The general coordinator of Proceso Kairos, Maria Elena Zelada, has broken boundaries in her own church, becoming the first woman presbytery of the Pentecostal church in Peru.

“I was in charge of leading 42 churches, with mostly male pastors—I’d say about 75 percent. The knowledge that Kairos gave me helped me fulfill this task,” she said. She has been with Proceso Kairos for 23 years, starting as a beneficiary as a young pastor.

“In Kairos’ 24 years it has positioned itself as a leader working in the community for women, with churches, with different religions and institutions. We are all growing as women who hear one another and are developing the holistic health of women,” she said. “The barriers women face are many. It’s not easy for women to reach spaces where they can make decisions. We’ve started going into communities as well as them coming to us. We go to churches. We still have a lot more work to do. The process requires patience, tolerance and forgiveness. Despite the majority presence of women in churches, they still aren’t seen as leaders. Their potential is wasted. Their capacities could benefit the system.”

Standing against violence

The next day Proceso Kairos hosted a meeting of Red por una Familia Sin Violencia, or Network for a Family Without Violence, of which Proceso Kairos is a part.
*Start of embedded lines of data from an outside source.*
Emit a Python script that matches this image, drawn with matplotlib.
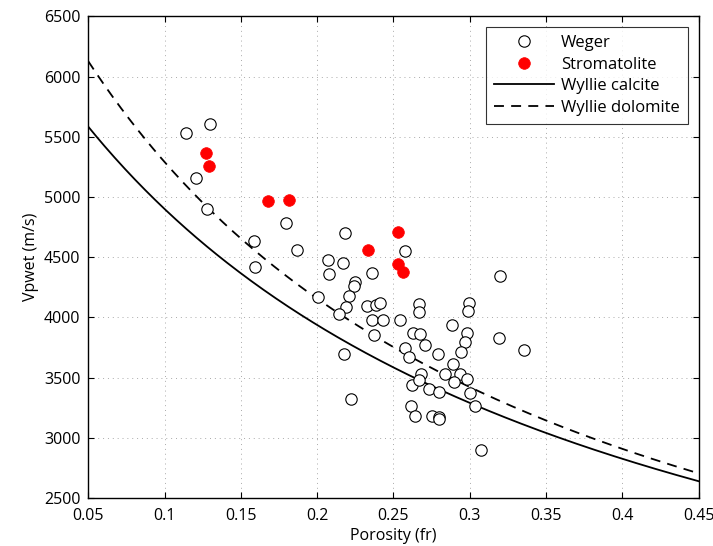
import numpy as np
import matplotlib
matplotlib.use("Agg")
import matplotlib.pyplot as plt

# Weger data (porosity fraction, Vp wet m/s)
weger_phi = [0.1141, 0.1298, 0.1209, 0.1281, 0.1794, 0.2181, 0.1589, 0.1870, 0.1591, 0.2073,
             0.2172, 0.2078, 0.2251, 0.2244, 0.2212, 0.2009, 0.2189, 0.2142, 0.2574, 0.2358,
             0.3200, 0.2330, 0.2384, 0.2412, 0.2670, 0.2666, 0.2997, 0.2986, 0.2357, 0.2432,
             0.2543, 0.2884, 0.2373, 0.2630, 0.2674, 0.2980, 0.3194, 0.3354, 0.2969, 0.2708,
             0.2576, 0.2600, 0.2790, 0.2940, 0.2888, 0.2681, 0.2836, 0.2936, 0.2980, 0.2620,
             0.2667, 0.2735, 0.2800, 0.2900, 0.3002, 0.3036, 0.2616, 0.2643, 0.2753, 0.2797,
             0.2801, 0.3077, 0.2224, 0.2177]
weger_vp = [5529, 5604, 5155, 4898, 4784, 4704, 4632, 4562, 4416, 4477,
            4452, 4358, 4297, 4258, 4178, 4172, 4086, 4026, 4554, 4366,
            4346, 4095, 4103, 4122, 4111, 4042, 4117, 4052, 3981, 3976,
            3978, 3937, 3854, 3868, 3858, 3873, 3833, 3728, 3792, 3769,
            3742, 3670, 3698, 3714, 3617, 3528, 3534, 3530, 3486, 3437,
            3477, 3409, 3378, 3462, 3376, 3262, 3268, 3177, 3184, 3173,
            3156, 2899, 3326, 3694]

# Stromatolite data
strom_phi = [0.1272, 0.1292, 0.1676, 0.1814, 0.2336, 0.2532, 0.2528, 0.2565]
strom_vp = [5363, 5258, 4964, 4978, 4560, 4707, 4441, 4380]

# Wyllie time-average parameters (m/s)
v_fluid = 1530.0
v_calcite = 6490.0
v_dolomite = 7280.0
phi_range = (0.05, 0.45)

xticks = [0.05, 0.1, 0.15, 0.2, 0.25, 0.3, 0.35, 0.4, 0.45]
xticklabels = ["0.05", "0.1", "0.15", "0.2", "0.25", "0.3", "0.35", "0.4", "0.45"]
yticks = [2500, 3000, 3500, 4000, 4500, 5000, 5500, 6000, 6500]

plt.rcParams['font.family'] = ['Open Sans', 'DejaVu Sans']

fig = plt.figure(figsize=(7.13, 5.46), dpi=100)
ax = fig.add_axes([88.2/713, 1-498/546, (698.6-88.2)/713, (498-16.4)/546])

phi = np.linspace(phi_range[0], phi_range[1], 300)
wyllie_cal = 1.0 / (phi / v_fluid + (1 - phi) / v_calcite)
wyllie_dol = 1.0 / (phi / v_fluid + (1 - phi) / v_dolomite)

ax.plot(weger_phi, weger_vp, linestyle='none', marker='o', markersize=8.2,
        markerfacecolor='white', markeredgecolor='black', markeredgewidth=0.8,
        label='Weger', zorder=3)
ax.plot(strom_phi, strom_vp, linestyle='none', marker='o', markersize=8.4,
        markerfacecolor='#ff0000', markeredgecolor='#ff0000', markeredgewidth=0.5,
        label='Stromatolite', zorder=4)
ax.plot(phi, wyllie_cal, color='black', lw=1.3, label='Wyllie calcite', zorder=2)
ax.plot(phi, wyllie_dol, color='black', lw=1.3, linestyle=(0, (5.5, 4)),
        label='Wyllie dolomite', zorder=2)

ax.set_xlim(0.05, 0.45)
ax.set_ylim(2500, 6500)
ax.set_xticks(xticks)
ax.set_xticklabels(xticklabels)
ax.set_yticks(yticks)
ax.tick_params(direction='in', top=True, right=True, length=4, width=0.8,
               labelsize=11.5)
ax.tick_params(axis='x', pad=7)
ax.tick_params(axis='y', pad=5.5)
ax.grid(True, linestyle=(0, (1, 4)), color='#aaaaaa', linewidth=0.7)
for s in ax.spines.values():
    s.set_linewidth(1.0)

ax.set_xlabel('Porosity (fr)', fontsize=11.5, labelpad=3)
ax.set_ylabel('Vpwet (m/s)', fontsize=11.5, labelpad=4)

leg = ax.legend(loc='upper right', bbox_to_anchor=((688-88.2)/610.4, (498-27)/481.6),
                borderaxespad=0, fontsize=12, frameon=True, fancybox=False,
                edgecolor='black', handlelength=3.6, labelspacing=0.33,
                borderpad=0.5, handletextpad=0.4)
leg.get_frame().set_linewidth(0.8)

fig.savefig('out.png', dpi=100)
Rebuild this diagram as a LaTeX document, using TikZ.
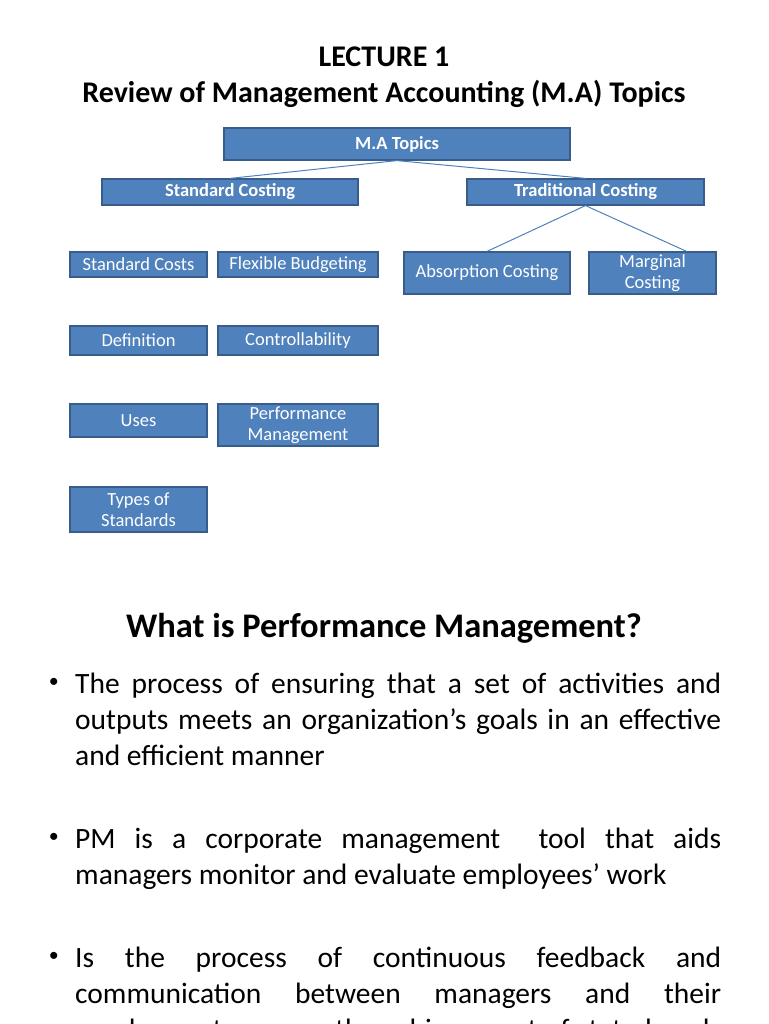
\documentclass[tikz,border=0pt]{standalone}
\usepackage{fontspec}
\setmainfont{Carlito}
\usetikzlibrary{positioning}
\definecolor{boxfill}{HTML}{4F81BD}
\definecolor{boxline}{HTML}{385D8A}
\tikzset{
    topic/.style={draw=boxline, fill=boxfill, line width=1.2pt, text=white,
        font=\fontsize{18.5}{21}\selectfont, align=center, inner sep=0pt},
    link/.style={draw=boxfill, line width=1pt},
    para/.style={anchor=north west, text width=646pt, align=justify, inner sep=0pt,
        font=\fontsize{29.5}{36}\selectfont},
}
\newcommand{\tbox}[6]{\node[topic, minimum width=#4pt-#2pt, minimum height=#5pt-#3pt]
    (#1) at ({(#2+#4)/2},{(#3+#5)/2}) {#6};}
\begin{document}
\begin{tikzpicture}[x=1pt, y=-1pt]
    \useasboundingbox (0,0) rectangle (768,1024);
    \clip (0,0) rectangle (768,1024);
    % titles
    \node[font=\bfseries\fontsize{30}{34}\selectfont] (lecture) at (384,57) {LECTURE 1};
    \node[font=\bfseries\fontsize{30}{34}\selectfont] (review) at (384,94)
        {Review of Management Accounting (M.A) Topics};
    % topic tree
    \tbox{ma}{224}{128}{570}{160}{\textbf{M.A Topics}}
    \tbox{std}{102}{179}{358}{205}{\textbf{Standard Costing}}
    \tbox{trad}{467}{179}{704}{205}{\textbf{Traditional Costing}}
    \tbox{stdcost}{70}{252}{207}{277}{Standard Costs}
    \tbox{flex}{218}{252}{378}{277}{Flexible Budgeting}
    \tbox{absorb}{404}{252}{570}{294}{Absorption Costing}
    \tbox{marginal}{589}{252}{716}{294}{Marginal\\Costing}
    \tbox{defn}{70}{326}{207}{355}{Definition}
    \tbox{control}{218}{326}{378}{355}{Controllability}
    \tbox{uses}{70}{404}{207}{437}{Uses}
    \tbox{perf}{218}{404}{378}{446}{Performance\\Management}
    \tbox{types}{70}{487}{207}{532}{Types of\\Standards}
    \draw[link] (ma.south) -- (std.north);
    \draw[link] (ma.south) -- (trad.north);
    \draw[link] (trad.south) -- (absorb.north);
    \draw[link] (trad.south) -- ([xshift=-30pt]marginal.north east);
    % lower text
    \node[font=\bfseries\fontsize{34.5}{38}\selectfont] (question) at (384,628)
        {What is Performance Management?};
    \node[para] (p1) at (75,673) {The process of ensuring that a set of activities and\linebreak
        outputs meets an organization\char"0027 s goals in an effective\linebreak and efficient manner};
    \node[para] (p2) at (75,828) {PM is a corporate management\ \ tool that aids\linebreak
        managers monitor and evaluate employees’ work};
    \node[para] (p3) at (75,947) {Is the process of continuous feedback and\linebreak
        communication between managers and their\linebreak
        employees to ensure the achievement of stated goals and};
    \foreach \p in {p1,p2,p3}
        \node[anchor=north east, inner sep=0pt, font=\fontsize{20}{24}\selectfont]
            at ([xshift=-16pt,yshift=-5pt]\p.north west) {•};
\end{tikzpicture}
\end{document}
This group works to help the church in its prophetic mission to eliminate family violence through advocacy and awareness. It trains pastors and church readers in healthy relationships and how to work as people of faith to end domestic violence. It meets every month.

“The church needs to know that God created both man and woman in God’s image, so we both must receive respect,” said Lupe Lazaro Arroyo, pastor and director of women’s ministry for the Iglesia de Dios de Peru. “The women’s ministry is dignifying and training women through truth and Holy Spirit. Our strategies train and nourish women to be disciples.

“I have been working with families of domestic violence for about a year,” she continued. “According to statistics, violence does exist in the church, and pastors themselves are not that aware.”

Establishing women’s worth and equity is a big step toward eliminating violence against them. The church has a role to play in ending the imbalance.

“Sometimes the Bible is used against women—telling them to be silent, perpetuating the idea that women are only useful as assistants. Some biblical passages have been used to justify the mistreatment of women. Women in the church in Peru aren’t reaching leadership positions. Women should be promoted within the church so it can grow,” said Arroyo.

Red por una Familia Sin Violencia also knows men must be included in this work. Samuel Asenjo, Pentecostal pastor and representative of the Peruvian Bible Society, knows men are also responsible to raise the status of women.

“Men have a role to play in ending violence against women and children. The work we have to do as pastors is important. I’ve had to reflect on my own biblical interpretations,” he said. “We have to acknowledge that the church is resistant to change its patriarchal structure. We need to help change attitudes.

Increasing women’s presence in all facets of society will increase the spiritual and physical well-being of women, children, youth and communities. Valuing women’s worth and contributions and ensuring their places in leadership will lead to a world in which all thrive.

“The processes of development are not going to be effective if we don’t offer community to women. This is key to success—showing women that they are capable, reliable leaders. We must accompany one another,” said Zelada. “Women are strong and creative. We are resilient. Women offer life where there was none. We need to be committed to the development of women.

“I want to deeply express my gratitude to United Methodist Women who for more than 10 years have been committed to working with Proceso Kairos Peru. You don’t know how important your support is.”


Nile Sprague is a photographer based in Mendocino, California. Tara Barnes is editor of response.